In [None]:
from torch.utils.data import DataLoader, random_split
from torchvision import datasets, transforms
import torch.nn.functional as F
import torch.optim as optim
import torch.nn as nn
import torch
import matplotlib.pyplot as plt
import numpy as np
from datetime import datetime
import torchvision

In [None]:
seed = 256
torch.manual_seed(seed)
torch.set_default_dtype(torch.double)

1. Load, analyse and preprocess the CIFAR-10 dataset. Split it into 3 datasets: training, validation and test.
Take a subset of these datasets by keeping only 2 labels: bird and plane.

In [None]:
def load_cifar10():
    transform = transforms.Compose([
        transforms.ToTensor(),
        transforms.Normalize((0.5, 0.5, 0.5), (0.5, 0.5, 0.5))
    ])

    cifar10_train = datasets.CIFAR10(root='./data', train=True, download=True, transform=transform)
    cifar10_test = datasets.CIFAR10(root='./data', train=False, download=True, transform=transform)

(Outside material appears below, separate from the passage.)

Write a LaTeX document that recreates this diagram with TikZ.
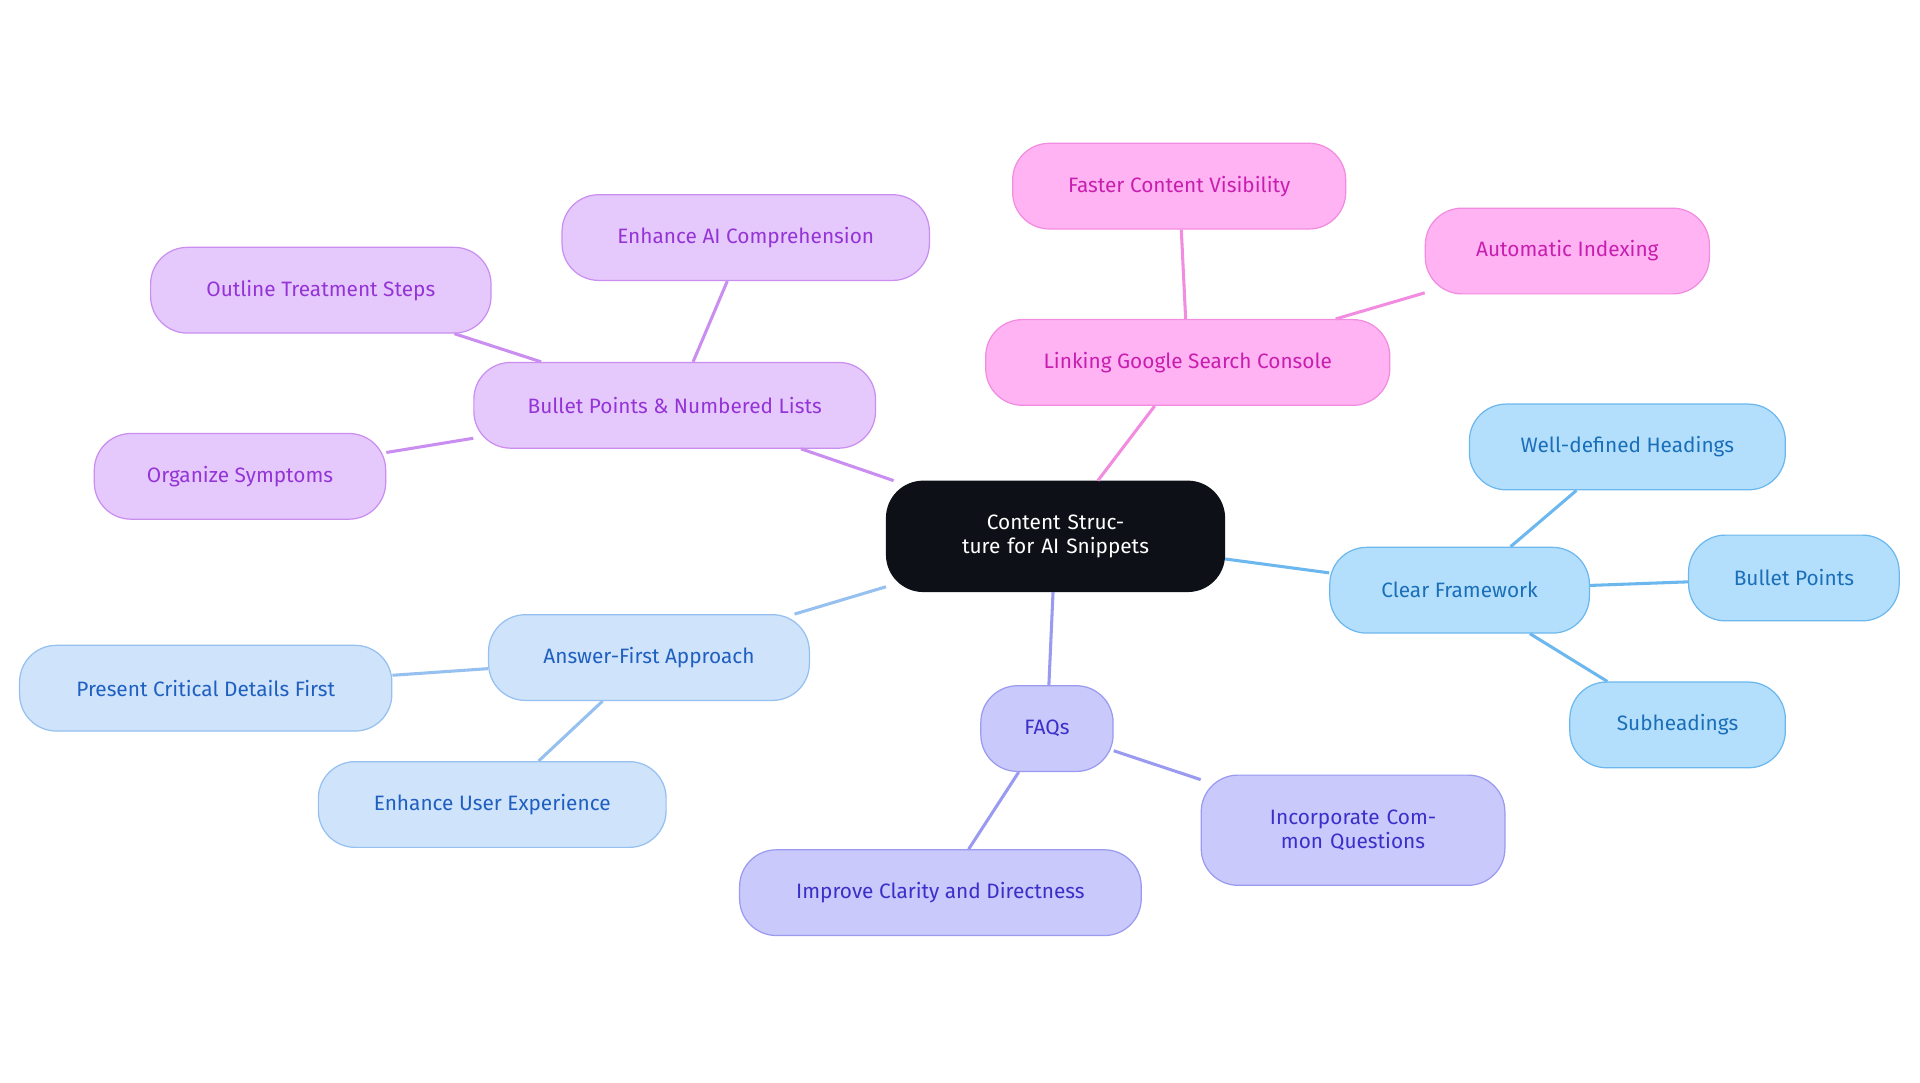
\documentclass[tikz,border=0pt]{standalone}
\usepackage{fontspec}
\setmainfont{Fira Sans}
\begin{document}
\begin{tikzpicture}[x=1pt,y=-1pt,
 base/.style={rounded corners=30pt,minimum height=70pt,line width=1pt,align=center,font=\fontsize{17}{19}\selectfont,inner sep=4pt},
 pu/.style={base,fill=pfill,draw=pdraw,text=ptext},
 pk/.style={base,fill=kfill,draw=kdraw,text=ktext},
 bl/.style={base,fill=bfill,draw=bdraw,text=btext},
 fq/.style={base,fill=ffill,draw=fdraw,text=ftext},
 an/.style={base,fill=afill,draw=adraw,text=atext},
 e/.style={line width=2.5pt}]
\definecolor{pfill}{HTML}{E6C9FC}\definecolor{pdraw}{HTML}{C98EF0}\definecolor{ptext}{HTML}{9434D6}
\definecolor{kfill}{HTML}{FFB3F2}\definecolor{kdraw}{HTML}{F28CE0}\definecolor{ktext}{HTML}{C81EB0}
\definecolor{bfill}{HTML}{B3DFFC}\definecolor{bdraw}{HTML}{6CB8EE}\definecolor{btext}{HTML}{1A6FB8}
\definecolor{ffill}{HTML}{C9C9FC}\definecolor{fdraw}{HTML}{9A9AF0}\definecolor{ftext}{HTML}{3A2FC8}
\definecolor{afill}{HTML}{CFE3FB}\definecolor{adraw}{HTML}{95C0F0}\definecolor{atext}{HTML}{1F5FC0}
\definecolor{dark}{HTML}{0D1117}
\useasboundingbox (0,0) rectangle (1568,884);
\node[base,fill=dark,draw=dark,text=white,minimum width=276pt,minimum height=90pt,text width=230pt] (c) at (862,438) {Content Structure for AI Snippets};
\node[pu,minimum width=328pt] (p) at (551,331) {Bullet Points \& Numbered Lists};
\node[pu,minimum width=300pt] (p1) at (609,194) {Enhance AI Comprehension};
\node[pu,minimum width=278pt] (p2) at (262,237) {Outline Treatment Steps};
\node[pu,minimum width=238pt] (p3) at (196,389) {Organize Symptoms};
\node[pk,minimum width=330pt] (k) at (970,296) {Linking Google Search Console};
\node[pk,minimum width=272pt] (k1) at (963,152) {Faster Content Visibility};
\node[pk,minimum width=232pt] (k2) at (1280,205) {Automatic Indexing};
\node[bl,minimum width=212pt] (b) at (1192,482) {Clear Framework};
\node[bl,minimum width=258pt] (b1) at (1329,365) {Well-defined Headings};
\node[bl,minimum width=172pt] (b2) at (1465,472) {Bullet Points};
\node[bl,minimum width=176pt] (b3) at (1370,592) {Subheadings};
\node[fq,minimum width=108pt] (f) at (855,595) {FAQs};
\node[fq,minimum width=248pt,minimum height=90pt,text width=210pt] (f1) at (1105,678) {Incorporate Common Questions};
\node[fq,minimum width=328pt] (f2) at (768,729) {Improve Clarity and Directness};
\node[an,minimum width=262pt] (a) at (530,537) {Answer-First Approach};
\node[an,minimum width=304pt] (a1) at (168,562) {Present Critical Details First};
\node[an,minimum width=284pt] (a2) at (402,657) {Enhance User Experience};
\begin{scope}[on background layer/.style={}]
\end{scope}
\begin{pgfonlayer}{main}\end{pgfonlayer}
\draw[e,pdraw] (c) -- (p); \draw[e,pdraw] (p) -- (p1); \draw[e,pdraw] (p) -- (p2); \draw[e,pdraw] (p) -- (p3);
\draw[e,kdraw] (c) -- (k); \draw[e,kdraw] (k) -- (k1); \draw[e,kdraw] (k) -- (k2);
\draw[e,bdraw] (c) -- (b); \draw[e,bdraw] (b) -- (b1); \draw[e,bdraw] (b) -- (b2); \draw[e,bdraw] (b) -- (b3);
\draw[e,fdraw] (c) -- (f); \draw[e,fdraw] (f) -- (f1); \draw[e,fdraw] (f) -- (f2);
\draw[e,adraw] (c) -- (a); \draw[e,adraw] (a) -- (a1); \draw[e,adraw] (a) -- (a2);
\end{tikzpicture}
\end{document}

    return cifar10_train, cifar10_test

In [None]:
cifar10_train, cifar10_test = load_cifar10()
label_map = {0: 0, 2: 1}

cifar2_train = [(img, label_map[label]) for img, label in cifar10_train if label in [0, 2]]
cifar2_test = [(img, label_map[label]) for img, label in cifar10_test if label in [0, 2]]

In [None]:
num_train_total = len(cifar2_train)
num_train = int(0.8 * num_train_total)
num_val = num_train_total - num_train

cifar2_train, cifar2_val = random_split(cifar2_train, [num_train, num_val])

In [None]:
print("Train Size:", len(cifar2_train))
print("Validation Size:", len(cifar2_val))
print("Test Size:", len(cifar2_test))

In [None]:
for name, dataset in zip(['Train', 'Validation', 'Test'], [cifar2_train, cifar2_val, cifar2_test]):
    counts = [sum(label == i for _, label in dataset) for i in range(2)]
    print(f"{name}: {counts[0]} Airplanes, {counts[1]} Birds")

In [None]:
def show_imgs(imgs, titles, rows, cols):
    fig, axes = plt.subplots(rows, cols, figsize=(12, 3))

    for i, (img, title) in enumerate(zip(imgs, titles)):
        img = img / 2 + 0.5
        npimg = img.numpy()
        row = i // cols
        col = i % cols
        axes[row, col].imshow(np.transpose(npimg, (1, 2, 0)))
        axes[row, col].set_title(title)
        axes[row, col].axis('off')

    plt.show()


airplane_indices = [i for i, (img, label) in enumerate(cifar2_train) if label == 0][:8]
bird_indices = [i for i, (img, label) in enumerate(cifar2_train) if label == 1][:8]

airplane_images = [cifar2_train[i][0] for i in airplane_indices]
bird_images = [cifar2_train[i][0] for i in bird_indices]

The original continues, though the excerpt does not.